El escritor pedagogo Daniel Pennac nos ilumina y alienta en su libro Como una novela (1992) —nunca sabremos, por su heterodoxia, a qué género literario pertenece—, al presentarnos un escenario escolar poblado de una galería de estudiantes radicalmente enemigos de toda forma de civilización. Estamos en una especie de barbarie juvenil de los países altamente industrializados. En este ambiente, el lector, guiado por una prosa poligonal —voz múltiple, referentes actuales, variadas técnicas— es testigo línea a línea de cómo la sana erosión va ganando en la dura coraza de sus alumnos. Terca gota que horada la piedra y que lleva al narrador a decretar al final: «Es una tristeza inmensa, una soledad en la soledad, estar excluido de los libros».

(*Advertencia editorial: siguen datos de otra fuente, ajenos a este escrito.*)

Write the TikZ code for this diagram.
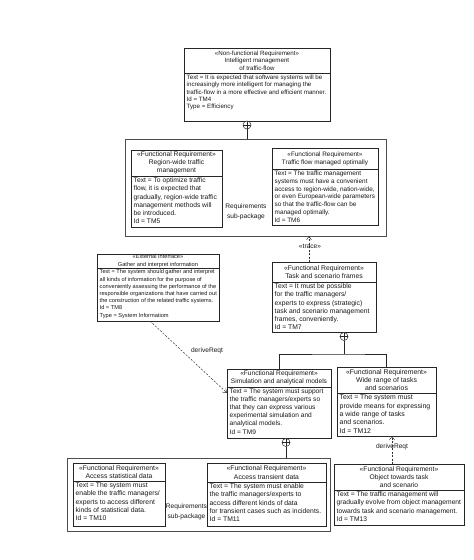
\documentclass[tikz,border=0pt]{standalone}
\usepackage{fontspec}
\setmainfont{Liberation Sans}
\usetikzlibrary{arrows.meta,fit,calc}
\newcommand{\rqbox}[9]{%
  \node[rbox, fit={(#2,#3) (#4,#5)}] (#1) {};
  \draw[sepline] (#2,#6) -- (#4,#6);
  \node[hdr, font=#9] (#1h) at ($(#2,#3)!0.5!(#4,#6)$) {#7};
  \node[bdy, font=#9] (#1b) at ([xshift=2.5pt,yshift=-1.6pt]#2,#6) {#8};
}
\begin{document}
\begin{tikzpicture}[x=1pt,y=-1pt,
  rbox/.style={draw=black!85, line width=0.5pt, inner sep=0pt, fill=white},
  pkg/.style={draw=black!70, line width=0.6pt, inner sep=0pt},
  sepline/.style={draw=black!85, line width=0.5pt},
  hdr/.style={align=center, inner sep=0pt, text=black!90},
  bdy/.style={align=left, inner sep=0pt, anchor=north west, text=black!90},
  cplus/.style={circle, draw=black!85, line width=0.5pt, minimum size=8pt, inner sep=0pt, fill=white,
    path picture={\draw[black!85, line width=0.5pt] (path picture bounding box.north) -- (path picture bounding box.south) (path picture bounding box.west) -- (path picture bounding box.east);}},
  conn/.style={draw=black!85, line width=0.5pt},
  dep/.style={draw=black!80, line width=0.5pt, dash pattern=on 2pt off 1.5pt, -{Straight Barb[length=3.5pt,width=5pt]}},
  lbl/.style={inner sep=0pt, align=center, text=black!90, font=\fontsize{6.6}{9.6}\selectfont},
]
\fill[white] (0,0) rectangle (474,560);
\useasboundingbox (0,0) rectangle (474,560);

% packages
\node[pkg, fit={(125,139) (386,236)}] (pkg1) {};
\node[pkg, fit={(67,458) (330,531)}] (pkg3) {};

% TM4
\rqbox{tm4}{184}{48}{330}{121}{73}{«Non-functional Requirement»\\Intelligent management\\of traffic-flow}{Text = It is expected that software systems will be\\increasingly more intelligent for managing the\\traffic-flow in a more effective and efficient manner.\\Id = TM4\\Type = Efficiency}{\fontsize{6.2}{7.4}\selectfont}

% TM5
\rqbox{tm5}{131}{150}{222}{227}{176}{«Functional Requirement»\\Region-wide traffic\\management}{Text = To optimize traffic\\flow, it is expected that\\gradually, region-wide traffic\\management methods will\\be introduced.\\Id = TM5}{\fontsize{6.7}{8.2}\selectfont}

% TM6
\rqbox{tm6}{272}{148}{378}{225}{169}{«Functional Requirement»\\Traffic flow managed optimally}{Text = The traffic management\\systems must have a convenient\\access to region-wide, nation-wide,\\or even European-wide parameters\\so that the traffic-flow can be\\managed optimally.\\Id = TM6}{\fontsize{6.4}{7.8}\selectfont}

\node[lbl] (rq1) at (246,212) {Requirements\\sub-package};

% TM8
\rqbox{tm8}{97}{254}{219}{321}{268}{«External Interface»\\Gather and interpret information}{Text = The system should gather and interpret\\all kinds of information for the purpose of\\conveniently assessing the performance of the\\responsible organizations that have carried out\\the construction of the related traffic systems.\\Id = TM8\\Type = System Informatiom}{\fontsize{5.65}{7.2}\selectfont}

% TM7
\rqbox{tm7}{272}{262}{376}{332}{282}{«Functional Requirement»\\Task and scenario frames}{Text = It must be possible\\for the traffic managers/\\experts to express (strategic)\\task and scenario management\\frames, conveniently.\\Id = TM7}{\fontsize{6.8}{8.2}\selectfont}

% TM9
\rqbox{tm9}{227}{369}{331}{438}{387}{«Functional Requirement»\\Simulation and analytical models}{Text = The system must support\\the traffic managers/experts so\\that they can express various\\experimental simulation and\\analytical models.\\Id = TM9}{\fontsize{6.6}{8.1}\selectfont}

% TM12
\rqbox{tm12}{337}{367}{436}{436}{393}{«Functional Requirement»\\Wide range of tasks\\and scenarios}{Text = The system must\\provide means for expressing\\a wide range of tasks\\and scenarios.\\Id = TM12}{\fontsize{6.9}{8.3}\selectfont}

% TM10
\rqbox{tm10}{73}{463}{165}{526}{481}{«Functional Requirement»\\Access statistical data}{Text = The system must\\enable the traffic managers/\\experts to access different\\kinds of statistical data.\\Id = TM10}{\fontsize{6.8}{8.2}\selectfont}

% TM11
\rqbox{tm11}{207}{463}{326}{526}{482}{«Functional Requirement»\\Access transient data}{Text = The system must enable\\the traffic managers/experts to\\access different kinds of data\\for transient cases such as incidents.\\Id = TM11}{\fontsize{6.8}{8.2}\selectfont}

% TM13
\rqbox{tm13}{334}{464}{464}{525}{490}{«Functional Requirement»\\Object towards task\\and scenario}{Text = The traffic management will\\gradually evolve from object management\\towards task and scenario management.\\Id = TM13}{\fontsize{6.7}{8.2}\selectfont}

\node[lbl] (rq2) at (186.5,512) {Requirements\\sub-package};

% containment circles
\node[cplus] (c1) at (247,125) {};
\node[cplus] (c2) at (344,336.5) {};
\node[cplus] (c3) at (286,442.5) {};
\draw[conn] (c1.south) -- (c1.south |- pkg1.north);
\draw[conn] (c3.south) -- (c3.south |- pkg3.north);
\coordinate (j2) at (344,354);
\draw[conn] (c2.south) -- (j2);
\draw[conn] (tm9.north) |- (j2) -| (tm12.north);

% trace
\coordinate (tr1) at (309,262);
\coordinate (tr2) at (309,236);
\draw[dep] (tr1) -- (tr2);
\node[lbl] (trl) at (310,246) {«trace»};

% deriveReqt TM9 -> TM8
\coordinate (dr1) at (150,321);
\coordinate (dr2) at (227,393);
\draw[dep] (dr1) -- (dr2);
\node[lbl] (drl1) at (207,351) {deriveReqt};

% deriveReqt TM13 -> TM12
\coordinate (dq1) at (392,464);
\coordinate (dq2) at (392,436);
\draw[dep] (dq1) -- (dq2);
\node[lbl] (drl2) at (392,447) {deriveReqt};
\end{tikzpicture}
\end{document}
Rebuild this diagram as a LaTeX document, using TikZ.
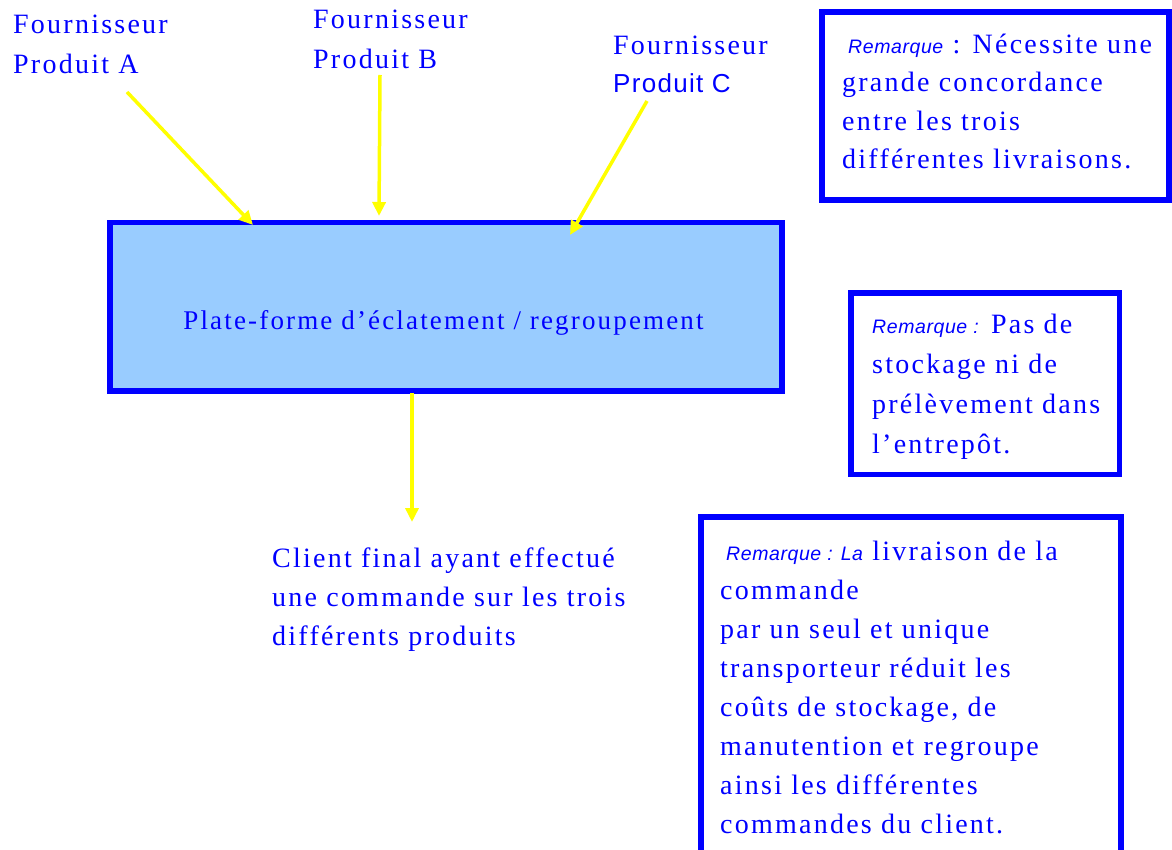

Un amigo de la maestría me ha pasado la voz para colaborar en una revista virtual de educación… le he ofrecido entrevistar a algunas personalidades. Lo va a proponer al comité editorial y me ha pedido una lista de posibles nombres. «Me interesaría conversar sobre educación y lectura —le escribí por correo— con Luis Jaime Cisneros, Patricia Salas, Constantino Carvallo, Luis Guerrero Ortiz, Patricia Fernández…». Agregué como posdata: «Ojalá con algún funcionario del Estado». Me ha contestado con otro pedido: una reseña personal de cada uno. No pensé que fuera necesario. «De tripas, corazón», me he dicho, así que me dispongo a prepararlas. Siempre, antes de escribir, por elemental que sea el texto, necesito buscar el impulso de otra voz. Ubico Diario educar (2005), el libro de Carvallo y empiezo a leerlo de manera azarosa. Doy con estas líneas:

¿Leer a los clásicos? Acabo de enterarme de que según el filósofo alemán Peter Sloterdijk ha terminado una época y ya no es posible la ilusión humanista de la educación mediante la lectura. Ha finalizado, con la nueva era informática y visual, el sueño de la salvación del alma mediante «una bibliofilia radicalizada, una ilusa exaltación melancólico-esperanzada del poder civilizador e incluso humanizador de la lectura de los clásicos». Ya no es posible la formación humana mediante la lectura que «educa al hombre en la paciencia, la contención del juicio y la actitud de oídos abiertos». Yo sigo, sin enterarme, en una época pasada.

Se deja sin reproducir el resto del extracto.